● Directive
Everything from the first line down to the line containing "from matplotlib.patches import" should be reproduced exactly; please include nothing else.

● Source excerpt
_ _ _ _ _

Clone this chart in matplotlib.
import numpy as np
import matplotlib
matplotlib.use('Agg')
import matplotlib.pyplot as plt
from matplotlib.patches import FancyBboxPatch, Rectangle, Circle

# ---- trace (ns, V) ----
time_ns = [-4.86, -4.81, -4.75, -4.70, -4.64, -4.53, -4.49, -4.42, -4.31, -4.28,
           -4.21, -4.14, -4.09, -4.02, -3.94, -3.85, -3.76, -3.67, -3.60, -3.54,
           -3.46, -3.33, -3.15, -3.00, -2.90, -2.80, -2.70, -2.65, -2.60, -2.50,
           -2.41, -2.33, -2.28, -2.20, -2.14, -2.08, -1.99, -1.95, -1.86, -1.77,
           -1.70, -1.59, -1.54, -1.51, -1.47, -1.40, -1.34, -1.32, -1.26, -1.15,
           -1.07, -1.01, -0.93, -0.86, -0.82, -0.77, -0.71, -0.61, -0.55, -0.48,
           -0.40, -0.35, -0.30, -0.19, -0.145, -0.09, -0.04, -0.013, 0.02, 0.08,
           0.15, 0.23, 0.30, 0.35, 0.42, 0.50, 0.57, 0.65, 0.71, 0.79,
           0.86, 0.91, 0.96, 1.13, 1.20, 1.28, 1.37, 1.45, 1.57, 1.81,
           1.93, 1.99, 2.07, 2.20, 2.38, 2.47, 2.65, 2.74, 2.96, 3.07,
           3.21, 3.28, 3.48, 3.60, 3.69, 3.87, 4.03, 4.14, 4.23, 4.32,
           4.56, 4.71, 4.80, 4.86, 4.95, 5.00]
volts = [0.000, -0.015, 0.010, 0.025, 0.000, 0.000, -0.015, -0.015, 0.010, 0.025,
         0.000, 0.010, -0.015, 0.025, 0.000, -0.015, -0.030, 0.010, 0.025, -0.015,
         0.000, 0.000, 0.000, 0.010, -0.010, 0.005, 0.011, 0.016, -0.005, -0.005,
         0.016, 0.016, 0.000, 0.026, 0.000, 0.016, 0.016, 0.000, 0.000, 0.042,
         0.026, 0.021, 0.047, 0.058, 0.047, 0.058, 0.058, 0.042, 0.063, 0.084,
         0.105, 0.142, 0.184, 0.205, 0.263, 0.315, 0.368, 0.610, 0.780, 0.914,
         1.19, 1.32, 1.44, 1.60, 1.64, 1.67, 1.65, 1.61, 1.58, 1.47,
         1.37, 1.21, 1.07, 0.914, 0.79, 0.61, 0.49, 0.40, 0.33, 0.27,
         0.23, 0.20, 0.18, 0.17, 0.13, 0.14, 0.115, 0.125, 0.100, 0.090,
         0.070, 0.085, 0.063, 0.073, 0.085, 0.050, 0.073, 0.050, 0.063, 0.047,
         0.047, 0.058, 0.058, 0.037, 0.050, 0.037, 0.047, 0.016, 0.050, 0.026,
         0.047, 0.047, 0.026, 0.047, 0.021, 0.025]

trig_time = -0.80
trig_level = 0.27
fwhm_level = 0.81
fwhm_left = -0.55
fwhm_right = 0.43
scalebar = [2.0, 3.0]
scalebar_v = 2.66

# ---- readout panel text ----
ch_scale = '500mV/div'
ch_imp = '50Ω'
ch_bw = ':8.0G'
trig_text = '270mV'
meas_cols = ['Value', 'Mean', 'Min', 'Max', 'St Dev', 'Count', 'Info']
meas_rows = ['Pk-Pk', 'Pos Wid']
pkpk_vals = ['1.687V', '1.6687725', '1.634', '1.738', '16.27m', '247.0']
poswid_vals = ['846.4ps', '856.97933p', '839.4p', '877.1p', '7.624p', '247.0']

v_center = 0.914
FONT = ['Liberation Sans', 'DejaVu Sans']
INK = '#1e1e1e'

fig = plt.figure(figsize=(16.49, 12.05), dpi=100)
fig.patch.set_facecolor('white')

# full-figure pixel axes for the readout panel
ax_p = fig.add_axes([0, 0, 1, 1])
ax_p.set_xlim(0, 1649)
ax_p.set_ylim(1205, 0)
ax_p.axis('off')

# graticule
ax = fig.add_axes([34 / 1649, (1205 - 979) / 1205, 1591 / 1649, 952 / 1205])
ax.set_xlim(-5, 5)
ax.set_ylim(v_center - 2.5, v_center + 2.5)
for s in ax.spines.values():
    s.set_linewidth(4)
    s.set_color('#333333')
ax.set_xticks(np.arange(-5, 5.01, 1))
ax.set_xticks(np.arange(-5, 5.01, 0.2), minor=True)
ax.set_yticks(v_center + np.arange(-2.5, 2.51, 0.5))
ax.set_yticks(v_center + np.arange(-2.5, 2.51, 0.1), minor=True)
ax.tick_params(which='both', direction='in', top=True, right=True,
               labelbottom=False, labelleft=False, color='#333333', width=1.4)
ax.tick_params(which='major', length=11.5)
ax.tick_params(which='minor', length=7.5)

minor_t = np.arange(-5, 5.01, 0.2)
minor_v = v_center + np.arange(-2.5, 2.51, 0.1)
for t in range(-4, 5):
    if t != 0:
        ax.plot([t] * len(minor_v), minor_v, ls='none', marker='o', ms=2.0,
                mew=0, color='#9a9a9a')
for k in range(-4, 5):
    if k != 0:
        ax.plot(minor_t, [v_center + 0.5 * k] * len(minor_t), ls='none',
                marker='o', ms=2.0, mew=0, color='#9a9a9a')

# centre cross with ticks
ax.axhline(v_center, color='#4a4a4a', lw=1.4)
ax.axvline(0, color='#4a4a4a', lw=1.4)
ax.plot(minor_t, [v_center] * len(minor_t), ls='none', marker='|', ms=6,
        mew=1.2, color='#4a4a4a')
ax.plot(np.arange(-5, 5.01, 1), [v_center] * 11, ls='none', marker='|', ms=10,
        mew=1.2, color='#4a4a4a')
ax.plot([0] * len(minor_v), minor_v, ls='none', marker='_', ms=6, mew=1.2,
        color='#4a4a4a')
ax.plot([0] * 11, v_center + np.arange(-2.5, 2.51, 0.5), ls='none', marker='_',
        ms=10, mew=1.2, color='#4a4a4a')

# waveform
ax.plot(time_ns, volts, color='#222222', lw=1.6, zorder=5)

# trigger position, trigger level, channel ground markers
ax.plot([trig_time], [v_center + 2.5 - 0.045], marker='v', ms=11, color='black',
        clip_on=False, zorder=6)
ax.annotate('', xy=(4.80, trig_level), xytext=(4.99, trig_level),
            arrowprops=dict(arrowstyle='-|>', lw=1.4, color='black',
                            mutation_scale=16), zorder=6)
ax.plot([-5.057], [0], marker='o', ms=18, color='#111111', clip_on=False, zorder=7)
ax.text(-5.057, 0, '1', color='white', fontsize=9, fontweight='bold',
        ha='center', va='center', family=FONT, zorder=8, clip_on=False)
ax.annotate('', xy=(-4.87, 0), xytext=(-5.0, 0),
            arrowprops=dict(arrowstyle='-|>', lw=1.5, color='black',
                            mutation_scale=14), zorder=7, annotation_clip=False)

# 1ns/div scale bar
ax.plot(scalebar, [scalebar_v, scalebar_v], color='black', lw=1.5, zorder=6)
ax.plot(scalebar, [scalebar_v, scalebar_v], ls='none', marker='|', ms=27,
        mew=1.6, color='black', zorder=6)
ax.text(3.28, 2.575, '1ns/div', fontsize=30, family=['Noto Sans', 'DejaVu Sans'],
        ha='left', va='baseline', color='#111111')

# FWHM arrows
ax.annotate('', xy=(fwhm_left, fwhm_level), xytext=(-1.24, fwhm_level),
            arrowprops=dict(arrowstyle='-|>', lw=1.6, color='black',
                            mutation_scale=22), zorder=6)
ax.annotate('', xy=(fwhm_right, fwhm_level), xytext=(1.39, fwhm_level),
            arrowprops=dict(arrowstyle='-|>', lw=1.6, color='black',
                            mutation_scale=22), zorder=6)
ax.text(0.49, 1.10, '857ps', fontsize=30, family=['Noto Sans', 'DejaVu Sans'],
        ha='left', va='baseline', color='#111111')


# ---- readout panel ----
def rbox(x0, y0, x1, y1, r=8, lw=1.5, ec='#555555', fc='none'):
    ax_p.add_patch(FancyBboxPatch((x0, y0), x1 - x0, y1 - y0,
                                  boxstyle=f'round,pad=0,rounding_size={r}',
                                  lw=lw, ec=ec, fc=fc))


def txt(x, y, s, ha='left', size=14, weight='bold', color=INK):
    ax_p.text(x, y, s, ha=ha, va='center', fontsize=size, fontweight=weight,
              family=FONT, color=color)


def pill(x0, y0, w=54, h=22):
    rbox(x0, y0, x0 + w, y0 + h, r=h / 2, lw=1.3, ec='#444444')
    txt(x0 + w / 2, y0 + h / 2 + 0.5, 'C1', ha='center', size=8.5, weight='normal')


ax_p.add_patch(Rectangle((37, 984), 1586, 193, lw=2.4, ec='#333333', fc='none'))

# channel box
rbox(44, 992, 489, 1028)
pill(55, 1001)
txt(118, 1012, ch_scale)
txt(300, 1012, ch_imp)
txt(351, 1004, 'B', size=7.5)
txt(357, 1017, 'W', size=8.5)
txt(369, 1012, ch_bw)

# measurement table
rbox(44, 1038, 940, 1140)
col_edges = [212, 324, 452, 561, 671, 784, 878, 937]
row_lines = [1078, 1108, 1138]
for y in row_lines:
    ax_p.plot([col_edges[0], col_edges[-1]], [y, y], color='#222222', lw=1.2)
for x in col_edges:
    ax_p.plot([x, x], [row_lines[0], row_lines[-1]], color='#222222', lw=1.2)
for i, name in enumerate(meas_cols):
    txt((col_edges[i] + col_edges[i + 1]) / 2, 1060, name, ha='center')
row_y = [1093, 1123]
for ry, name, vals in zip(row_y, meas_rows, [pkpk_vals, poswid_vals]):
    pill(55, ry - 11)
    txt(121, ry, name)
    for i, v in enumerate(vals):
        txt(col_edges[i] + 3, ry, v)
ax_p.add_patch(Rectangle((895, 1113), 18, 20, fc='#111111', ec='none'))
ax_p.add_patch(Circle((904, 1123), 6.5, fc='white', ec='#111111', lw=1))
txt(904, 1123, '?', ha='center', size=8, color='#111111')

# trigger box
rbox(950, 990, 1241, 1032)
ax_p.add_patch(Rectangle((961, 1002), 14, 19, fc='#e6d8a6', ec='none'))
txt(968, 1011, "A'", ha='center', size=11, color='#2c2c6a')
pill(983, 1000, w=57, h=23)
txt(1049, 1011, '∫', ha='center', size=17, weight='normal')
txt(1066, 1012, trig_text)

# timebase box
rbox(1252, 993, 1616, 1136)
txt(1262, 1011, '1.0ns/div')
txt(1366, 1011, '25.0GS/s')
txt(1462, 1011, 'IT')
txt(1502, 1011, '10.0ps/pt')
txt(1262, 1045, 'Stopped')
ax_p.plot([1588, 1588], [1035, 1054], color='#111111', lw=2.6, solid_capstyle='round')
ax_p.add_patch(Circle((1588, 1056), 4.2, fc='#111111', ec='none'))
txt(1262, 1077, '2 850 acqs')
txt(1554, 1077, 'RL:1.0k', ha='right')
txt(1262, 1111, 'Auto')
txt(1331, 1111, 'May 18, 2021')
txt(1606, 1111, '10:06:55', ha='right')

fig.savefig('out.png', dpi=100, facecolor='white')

_ _ _ _ _

● The reply
Clone this chart in matplotlib.
import numpy as np
import matplotlib
matplotlib.use('Agg')
import matplotlib.pyplot as plt
from matplotlib.patches import FancyBboxPatch, Rectangle, Circle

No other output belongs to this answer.